The Woods Hole Science Aquarium claims to be the oldest aquarium in the US. In 1873 or 1875,US Commissioner of Fish and Fisheries Spencer Fullerton Baird invited the public to his laboratory in Woods Hole to see animals and learn about marine science. In 1885, the US government built the first marine research building in Woods Hole, and Baird arranged for the first floor to house a public aquarium that displayed fish, invertebrates, and birds. Baird's exhibit also inspired the creation of the National Aquarium in Washington, D.C. in 1878. In 1954, the original laboratory building was damaged by Hurricane Carol, and it was torn down in 1958. The aquarium reopened in its current location in 1961.
The aquarium's exhibits consist of marine animals found in the waters of the Northeastern and Mid-Atlantic United States.
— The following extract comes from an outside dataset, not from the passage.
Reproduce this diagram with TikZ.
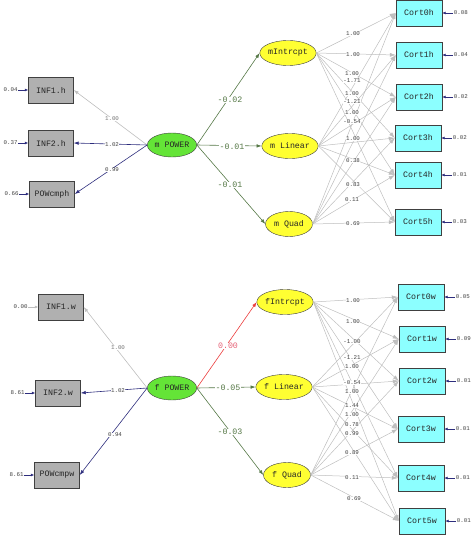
\documentclass[tikz,border=0pt]{standalone}
\usepackage{fontspec}
\newfontfamily\lmono{Liberation Mono}
\usetikzlibrary{arrows.meta,shapes.geometric,calc}
\definecolor{navyc}{RGB}{45,45,125}
\definecolor{greenfill}{RGB}{100,228,55}
\definecolor{yellowfill}{RGB}{255,255,50}
\definecolor{cyanfill}{RGB}{140,255,255}
\definecolor{grayfill}{RGB}{176,176,176}
\definecolor{pathgreen}{RGB}{85,120,70}
\definecolor{pathred}{RGB}{235,60,60}
\definecolor{lblred}{RGB}{230,100,120}
\definecolor{loadgray}{RGB}{190,190,190}
\begin{document}
\begin{tikzpicture}[x=1pt,y=-1pt,
  nodefont/.style={font=\lmono\fontsize{8.3}{9}\selectfont, text=black!85},
  obsbox/.style={draw=black!75, fill=grayfill, minimum width=45pt, minimum height=26pt, inner sep=0pt, nodefont},
  cortbox/.style={draw=black!75, fill=cyanfill, minimum width=46pt, minimum height=26pt, inner sep=0pt, nodefont},
  powell/.style={ellipse, draw=black!75, fill=greenfill, minimum width=45pt, minimum height=24pt, inner sep=0pt, nodefont},
  latell/.style={ellipse, draw=black!75, fill=yellowfill, minimum width=47pt, minimum height=25pt, inner sep=0pt, nodefont},
  load/.style={draw=loadgray, line width=0.5pt, -{Latex[length=6pt,width=4pt]}},
  lbl/.style={font=\lmono\fontsize{5.8}{6}\selectfont, fill=white, inner sep=0.5pt, text=black!75},
  plbl/.style={font=\lmono\fontsize{8.3}{9}\selectfont, fill=white, inner sep=0.5pt},
  gpath/.style={draw=pathgreen, line width=0.6pt, -{Latex[length=5pt,width=3.5pt]}},
  navyload/.style={draw=navyc, line width=0.6pt, -{Latex[length=5pt,width=3.5pt]}},
  grayload/.style={draw=loadgray, line width=0.6pt, -{Latex[length=5pt,width=3.5pt]}},
  errarrow/.style={draw=navyc, line width=0.9pt, -{Latex[length=3.5pt,width=3pt]}},
  errlbl/.style={font=\lmono\fontsize{5.8}{6}\selectfont, inner sep=0.5pt, text=black!75}
]
\useasboundingbox (0,0) rectangle (474,535);

% ---------------- top half ----------------
\node[obsbox] (INFh1) at (51,90) {INF1.h};
\node[obsbox] (INFh2) at (51,143) {INF2.h};
\node[obsbox] (POWh) at (52,194) {POWcmph};
\node[powell] (mP) at (172,145) {m POWER};
\node[latell] (mI) at (288,53) {mIntrcpt};
\node[latell] (mL) at (290,146) {m Linear};
\node[latell] (mQ) at (289,224) {m Quad};
\node[cortbox] (C0h) at (419,13) {Cort0h};
\node[cortbox] (C1h) at (419,55) {Cort1h};
\node[cortbox] (C2h) at (419,97) {Cort2h};
\node[cortbox] (C3h) at (418,138) {Cort3h};
\node[cortbox] (C4h) at (418,175) {Cort4h};
\node[cortbox] (C5h) at (418,222) {Cort5h};

\foreach \l in {mI,mL,mQ}{
  \foreach \c in {C0h,C1h,C2h,C3h,C4h,C5h}{
    \draw[load] (\l.east) -- (\c.west);
  }
}
\draw[grayload] (mP.west) -- (INFh1.east);
\draw[navyload] (mP.west) -- (INFh2.east);
\draw[navyload] (mP.west) -- (POWh.east);
\draw[gpath] (mP.east) -- (mI.west);
\draw[gpath] (mP.east) -- (mL.west);
\draw[gpath] (mP.east) -- (mQ.west);

\node[plbl, text=pathgreen] (t1) at (230,100) {-0.02};
\node[plbl, text=pathgreen] (t2) at (232,147) {-0.01};
\node[plbl, text=pathgreen] (t3) at (230,185) {-0.01};
\node[lbl, text=black!55] (t4) at (112,119) {1.00};
\node[lbl] (t5) at (112,145) {1.02};
\node[lbl] (t6) at (112,170) {0.99};

\node[lbl] (a1) at (352,81) {-1.71};
\node[lbl] (a2) at (352,102) {-1.21};
\node[lbl] (a3) at (352,122) {-0.54};
\node[lbl] (a4) at (353,161) {0.38};
\node[lbl] (a5) at (353,185) {0.83};
\node[lbl] (a6) at (352,200) {0.11};
\node[lbl] (a7) at (353,224) {0.69};
\node[lbl] (a8) at (353,34) {1.00};
\node[lbl] (a9) at (353,55) {1.00};
\node[lbl] (a10) at (352,74) {1.00};
\node[lbl] (a11) at (352,94) {1.00};
\node[lbl] (a12) at (352,113) {1.00};
\node[lbl] (a13) at (353,139) {1.00};

% error terms top
\foreach \c/\v in {C0h/0.08,C1h/0.04,C2h/0.02,C3h/0.02,C4h/0.01,C5h/0.03}{
  \coordinate (e\c) at ($(\c.east)+(11,0)$);
  \draw[errarrow] (e\c) -- (\c.east);
  \node[errlbl, anchor=west] (v\c) at (e\c) {\v};
}
\foreach \c/\v in {INFh1/0.04,INFh2/0.37,POWh/0.66}{
  \coordinate (e\c) at ($(\c.west)+(-10,0)$);
  \draw[errarrow] (e\c) -- (\c.west);
  \node[errlbl, anchor=east] (v\c) at (e\c) {\v};
}

% ---------------- bottom half ----------------
\node[obsbox] (INFw1) at (61,307) {INF1.w};
\node[obsbox] (INFw2) at (58,393) {INF2.w};
\node[obsbox] (POWw) at (57,475) {POWcmpw};
\node[powell] (fP) at (172,388) {f POWER};
\node[latell] (fI) at (285,302) {fIntrcpt};
\node[latell] (fL) at (284,387) {f Linear};
\node[latell] (fQ) at (287,475) {f Quad};
\node[cortbox] (C0w) at (421,297) {Cort0w};
\node[cortbox] (C1w) at (422,339) {Cort1w};
\node[cortbox] (C2w) at (422,381) {Cort2w};
\node[cortbox] (C3w) at (421,429) {Cort3w};
\node[cortbox] (C4w) at (421,478) {Cort4w};
\node[cortbox] (C5w) at (422,521) {Cort5w};

\foreach \l in {fI,fL,fQ}{
  \foreach \c in {C0w,C1w,C2w,C3w,C4w,C5w}{
    \draw[load] (\l.east) -- (\c.west);
  }
}
\draw[grayload] (fP.west) -- (INFw1.east);
\draw[navyload] (fP.west) -- (INFw2.east);
\draw[navyload] (fP.west) -- (POWw.east);
\draw[draw=pathred, line width=0.6pt, -{Latex[length=5pt,width=3.5pt]}] (fP.east) -- (fI.west);
\draw[gpath] (fP.east) -- (fL.west);
\draw[gpath] (fP.east) -- (fQ.west);

\node[plbl, text=lblred] (u1) at (228,346) {0.00};
\node[plbl, text=pathgreen] (u2) at (228,388) {-0.05};
\node[plbl, text=pathgreen] (u3) at (230,432) {-0.03};
\node[lbl, text=black!55] (u4) at (118,348) {1.00};
\node[lbl] (u5) at (118,391) {1.02};
\node[lbl] (u6) at (115,435) {0.94};

\node[lbl] (b1) at (352,358) {-1.21};
\node[lbl] (b2) at (352,425) {0.78};
\node[lbl] (b3) at (353,301) {1.00};
\node[lbl] (b4) at (353,322) {1.00};
\node[lbl] (b5) at (352,342) {-1.00};
\node[lbl] (b6) at (352,367) {1.00};
\node[lbl] (b7) at (352,383) {-0.54};
\node[lbl] (b8) at (352,392) {1.00};
\node[lbl] (b9) at (352,406) {1.44};
\node[lbl] (b10) at (352,415) {1.00};
\node[lbl] (b11) at (352,434) {0.99};
\node[lbl] (b12) at (352,453) {0.89};
\node[lbl] (b13) at (352,478) {0.11};
\node[lbl] (b14) at (354,499) {0.69};

\foreach \c/\v in {C0w/0.05,C1w/0.09,C2w/0.01,C3w/0.01,C4w/0.01,C5w/0.01}{
  \coordinate (e\c) at ($(\c.east)+(11,0)$);
  \draw[errarrow] (e\c) -- (\c.east);
  \node[errlbl, anchor=west] (v\c) at (e\c) {\v};
}
\coordinate (eINFw1) at ($(INFw1.west)+(-10,0)$);
\draw[draw=loadgray, line width=0.6pt, -{Latex[length=3.5pt,width=3pt]}] (eINFw1) -- (INFw1.west);
\node[errlbl, anchor=east] (vINFw1) at (eINFw1) {0.00};
\foreach \c/\v in {INFw2/8.61,POWw/8.61}{
  \coordinate (e\c) at ($(\c.west)+(-10,0)$);
  \draw[errarrow] (e\c) -- (\c.west);
  \node[errlbl, anchor=east] (v\c) at (e\c) {\v};
}
\end{tikzpicture}
\end{document}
Approximately 140 species of fish and invertebrates are displayed in indoor tanks and a touch tank. The aquarium also has an outdoor habitat that provides a permanent home for injured seals. As of 2016, the aquarium was home to two harbor seals. The aquarium receives approximately 80,000 visitors per year.
In addition to its display animals, the Woods Hole Science Aquarium runs a program to rehabilitate sea turtles that have washed up on Cape Cod beaches after being injured or stunned by cold weather in late autumn. The turtles are rehabilitated until they are healthy enough to return to the wild, but they are not displayed to the public.